* [Your instructions] Repeat the listing word for word. No pictures belong in the copy.

* [Recorded information]
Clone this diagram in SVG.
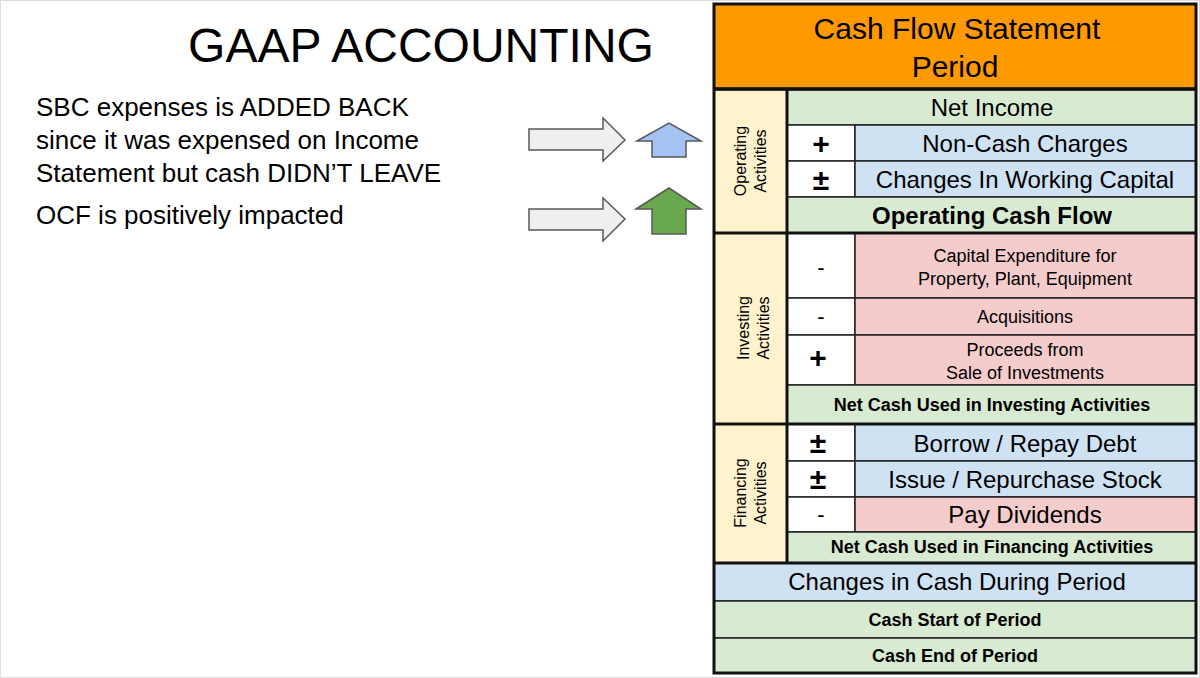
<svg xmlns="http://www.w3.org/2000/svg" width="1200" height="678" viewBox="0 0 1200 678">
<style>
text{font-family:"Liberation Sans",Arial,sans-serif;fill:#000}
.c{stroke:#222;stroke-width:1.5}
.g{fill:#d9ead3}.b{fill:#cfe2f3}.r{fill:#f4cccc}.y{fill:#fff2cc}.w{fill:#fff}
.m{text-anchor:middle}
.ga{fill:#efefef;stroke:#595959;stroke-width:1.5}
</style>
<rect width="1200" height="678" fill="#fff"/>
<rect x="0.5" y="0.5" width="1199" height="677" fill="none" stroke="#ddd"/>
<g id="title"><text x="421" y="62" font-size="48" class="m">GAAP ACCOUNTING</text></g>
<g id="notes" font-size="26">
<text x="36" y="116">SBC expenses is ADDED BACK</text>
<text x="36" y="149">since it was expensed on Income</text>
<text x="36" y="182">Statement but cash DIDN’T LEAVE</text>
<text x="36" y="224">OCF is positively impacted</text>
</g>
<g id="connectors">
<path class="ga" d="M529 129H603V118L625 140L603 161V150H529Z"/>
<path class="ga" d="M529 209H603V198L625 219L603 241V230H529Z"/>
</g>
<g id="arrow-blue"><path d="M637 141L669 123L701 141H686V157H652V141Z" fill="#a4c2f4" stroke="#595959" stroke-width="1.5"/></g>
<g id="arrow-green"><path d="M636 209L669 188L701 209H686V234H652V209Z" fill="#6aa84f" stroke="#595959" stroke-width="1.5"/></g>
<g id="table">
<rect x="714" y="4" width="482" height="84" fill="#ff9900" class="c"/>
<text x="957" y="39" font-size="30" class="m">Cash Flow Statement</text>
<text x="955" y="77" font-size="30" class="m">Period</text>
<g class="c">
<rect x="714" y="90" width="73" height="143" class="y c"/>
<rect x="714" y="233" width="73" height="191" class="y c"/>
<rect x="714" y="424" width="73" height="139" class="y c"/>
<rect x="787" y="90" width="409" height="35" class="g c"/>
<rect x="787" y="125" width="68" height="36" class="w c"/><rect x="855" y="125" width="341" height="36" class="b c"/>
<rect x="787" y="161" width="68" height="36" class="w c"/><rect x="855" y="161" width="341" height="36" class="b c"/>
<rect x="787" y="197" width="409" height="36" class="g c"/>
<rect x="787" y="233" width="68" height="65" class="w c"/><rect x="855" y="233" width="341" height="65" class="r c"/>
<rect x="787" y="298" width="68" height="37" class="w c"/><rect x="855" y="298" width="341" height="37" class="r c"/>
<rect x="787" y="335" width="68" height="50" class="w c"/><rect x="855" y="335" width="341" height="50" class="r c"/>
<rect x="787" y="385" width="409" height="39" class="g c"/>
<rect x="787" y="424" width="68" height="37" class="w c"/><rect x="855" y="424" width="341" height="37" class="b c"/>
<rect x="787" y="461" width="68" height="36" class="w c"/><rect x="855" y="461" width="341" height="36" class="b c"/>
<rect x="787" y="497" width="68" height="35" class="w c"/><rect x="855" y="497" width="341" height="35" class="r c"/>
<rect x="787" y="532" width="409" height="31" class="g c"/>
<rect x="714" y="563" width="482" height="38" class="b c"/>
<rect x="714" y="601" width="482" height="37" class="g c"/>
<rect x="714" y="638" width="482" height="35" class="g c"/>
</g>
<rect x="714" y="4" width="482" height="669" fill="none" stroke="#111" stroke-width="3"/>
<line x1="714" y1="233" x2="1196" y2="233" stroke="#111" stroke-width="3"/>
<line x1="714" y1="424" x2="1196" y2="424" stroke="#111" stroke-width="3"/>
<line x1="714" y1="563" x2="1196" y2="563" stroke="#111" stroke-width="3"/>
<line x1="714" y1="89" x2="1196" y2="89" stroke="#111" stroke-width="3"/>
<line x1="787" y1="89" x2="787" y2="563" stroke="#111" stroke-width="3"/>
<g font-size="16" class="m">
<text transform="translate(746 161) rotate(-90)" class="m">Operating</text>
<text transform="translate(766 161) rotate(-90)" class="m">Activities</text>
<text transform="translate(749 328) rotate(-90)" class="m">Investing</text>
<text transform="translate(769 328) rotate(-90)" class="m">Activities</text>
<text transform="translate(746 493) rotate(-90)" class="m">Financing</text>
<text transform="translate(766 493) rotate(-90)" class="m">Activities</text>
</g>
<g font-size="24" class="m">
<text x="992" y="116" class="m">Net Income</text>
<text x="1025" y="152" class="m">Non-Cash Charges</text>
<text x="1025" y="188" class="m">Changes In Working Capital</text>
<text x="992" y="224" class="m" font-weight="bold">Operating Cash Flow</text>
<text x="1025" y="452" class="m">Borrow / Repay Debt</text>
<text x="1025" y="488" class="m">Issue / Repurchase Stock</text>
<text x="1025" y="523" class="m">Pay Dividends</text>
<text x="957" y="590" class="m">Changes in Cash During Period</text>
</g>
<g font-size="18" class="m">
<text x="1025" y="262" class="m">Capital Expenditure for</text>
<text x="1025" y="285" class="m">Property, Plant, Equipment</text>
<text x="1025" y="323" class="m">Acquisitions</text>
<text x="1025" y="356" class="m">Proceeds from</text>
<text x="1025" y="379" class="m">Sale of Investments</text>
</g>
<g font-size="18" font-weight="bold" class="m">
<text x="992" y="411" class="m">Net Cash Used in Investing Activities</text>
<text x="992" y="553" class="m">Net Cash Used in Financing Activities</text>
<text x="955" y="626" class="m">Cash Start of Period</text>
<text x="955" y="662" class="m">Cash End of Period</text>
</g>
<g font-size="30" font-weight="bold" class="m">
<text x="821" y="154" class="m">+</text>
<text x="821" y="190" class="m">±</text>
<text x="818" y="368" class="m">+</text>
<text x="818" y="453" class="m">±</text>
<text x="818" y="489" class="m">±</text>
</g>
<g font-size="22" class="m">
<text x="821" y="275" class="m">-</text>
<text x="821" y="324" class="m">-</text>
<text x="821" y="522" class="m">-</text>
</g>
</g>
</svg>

* [Task solution]
Clone this diagram in SVG.
<svg xmlns="http://www.w3.org/2000/svg" width="1200" height="678" viewBox="0 0 1200 678">
<style>
text{font-family:"Liberation Sans",Arial,sans-serif;fill:#000}
.c{stroke:#222;stroke-width:1.5}
.g{fill:#d9ead3}.b{fill:#cfe2f3}.r{fill:#f4cccc}.y{fill:#fff2cc}.w{fill:#fff}
.m{text-anchor:middle}
.ga{fill:#efefef;stroke:#595959;stroke-width:1.5}
</style>
<rect width="1200" height="678" fill="#fff"/>
<rect x="0.5" y="0.5" width="1199" height="677" fill="none" stroke="#ddd"/>
<g id="title"><text x="421" y="62" font-size="48" class="m">GAAP ACCOUNTING</text></g>
<g id="notes" font-size="26">
<text x="36" y="116">SBC expenses is ADDED BACK</text>
<text x="36" y="149">since it was expensed on Income</text>
<text x="36" y="182">Statement but cash DIDN’T LEAVE</text>
<text x="36" y="224">OCF is positively impacted</text>
</g>
<g id="connectors">
<path class="ga" d="M529 129H603V118L625 140L603 161V150H529Z"/>
<path class="ga" d="M529 209H603V198L625 219L603 241V230H529Z"/>
</g>
<g id="arrow-blue"><path d="M637 141L669 123L701 141H686V157H652V141Z" fill="#a4c2f4" stroke="#595959" stroke-width="1.5"/></g>
<g id="arrow-green"><path d="M636 209L669 188L701 209H686V234H652V209Z" fill="#6aa84f" stroke="#595959" stroke-width="1.5"/></g>
<g id="table">
<rect x="714" y="4" width="482" height="84" fill="#ff9900" class="c"/>
<text x="957" y="39" font-size="30" class="m">Cash Flow Statement</text>
<text x="955" y="77" font-size="30" class="m">Period</text>
<g class="c">
<rect x="714" y="90" width="73" height="143" class="y c"/>
<rect x="714" y="233" width="73" height="191" class="y c"/>
<rect x="714" y="424" width="73" height="139" class="y c"/>
<rect x="787" y="90" width="409" height="35" class="g c"/>
<rect x="787" y="125" width="68" height="36" class="w c"/><rect x="855" y="125" width="341" height="36" class="b c"/>
<rect x="787" y="161" width="68" height="36" class="w c"/><rect x="855" y="161" width="341" height="36" class="b c"/>
<rect x="787" y="197" width="409" height="36" class="g c"/>
<rect x="787" y="233" width="68" height="65" class="w c"/><rect x="855" y="233" width="341" height="65" class="r c"/>
<rect x="787" y="298" width="68" height="37" class="w c"/><rect x="855" y="298" width="341" height="37" class="r c"/>
<rect x="787" y="335" width="68" height="50" class="w c"/><rect x="855" y="335" width="341" height="50" class="r c"/>
<rect x="787" y="385" width="409" height="39" class="g c"/>
<rect x="787" y="424" width="68" height="37" class="w c"/><rect x="855" y="424" width="341" height="37" class="b c"/>
<rect x="787" y="461" width="68" height="36" class="w c"/><rect x="855" y="461" width="341" height="36" class="b c"/>
<rect x="787" y="497" width="68" height="35" class="w c"/><rect x="855" y="497" width="341" height="35" class="r c"/>
<rect x="787" y="532" width="409" height="31" class="g c"/>
<rect x="714" y="563" width="482" height="38" class="b c"/>
<rect x="714" y="601" width="482" height="37" class="g c"/>
<rect x="714" y="638" width="482" height="35" class="g c"/>
</g>
<rect x="714" y="4" width="482" height="669" fill="none" stroke="#111" stroke-width="3"/>
<line x1="714" y1="233" x2="1196" y2="233" stroke="#111" stroke-width="3"/>
<line x1="714" y1="424" x2="1196" y2="424" stroke="#111" stroke-width="3"/>
<line x1="714" y1="563" x2="1196" y2="563" stroke="#111" stroke-width="3"/>
<line x1="714" y1="89" x2="1196" y2="89" stroke="#111" stroke-width="3"/>
<line x1="787" y1="89" x2="787" y2="563" stroke="#111" stroke-width="3"/>
<g font-size="16" class="m">
<text transform="translate(746 161) rotate(-90)" class="m">Operating</text>
<text transform="translate(766 161) rotate(-90)" class="m">Activities</text>
<text transform="translate(749 328) rotate(-90)" class="m">Investing</text>
<text transform="translate(769 328) rotate(-90)" class="m">Activities</text>
<text transform="translate(746 493) rotate(-90)" class="m">Financing</text>
<text transform="translate(766 493) rotate(-90)" class="m">Activities</text>
</g>
<g font-size="24" class="m">
<text x="992" y="116" class="m">Net Income</text>
<text x="1025" y="152" class="m">Non-Cash Charges</text>
<text x="1025" y="188" class="m">Changes In Working Capital</text>
<text x="992" y="224" class="m" font-weight="bold">Operating Cash Flow</text>
<text x="1025" y="452" class="m">Borrow / Repay Debt</text>
<text x="1025" y="488" class="m">Issue / Repurchase Stock</text>
<text x="1025" y="523" class="m">Pay Dividends</text>
<text x="957" y="590" class="m">Changes in Cash During Period</text>
</g>
<g font-size="18" class="m">
<text x="1025" y="262" class="m">Capital Expenditure for</text>
<text x="1025" y="285" class="m">Property, Plant, Equipment</text>
<text x="1025" y="323" class="m">Acquisitions</text>
<text x="1025" y="356" class="m">Proceeds from</text>
<text x="1025" y="379" class="m">Sale of Investments</text>
</g>
<g font-size="18" font-weight="bold" class="m">
<text x="992" y="411" class="m">Net Cash Used in Investing Activities</text>
<text x="992" y="553" class="m">Net Cash Used in Financing Activities</text>
<text x="955" y="626" class="m">Cash Start of Period</text>
<text x="955" y="662" class="m">Cash End of Period</text>
</g>
<g font-size="30" font-weight="bold" class="m">
<text x="821" y="154" class="m">+</text>
<text x="821" y="190" class="m">±</text>
<text x="818" y="368" class="m">+</text>
<text x="818" y="453" class="m">±</text>
<text x="818" y="489" class="m">±</text>
</g>
<g font-size="22" class="m">
<text x="821" y="275" class="m">-</text>
<text x="821" y="324" class="m">-</text>
<text x="821" y="522" class="m">-</text>
</g>
</g>
</svg>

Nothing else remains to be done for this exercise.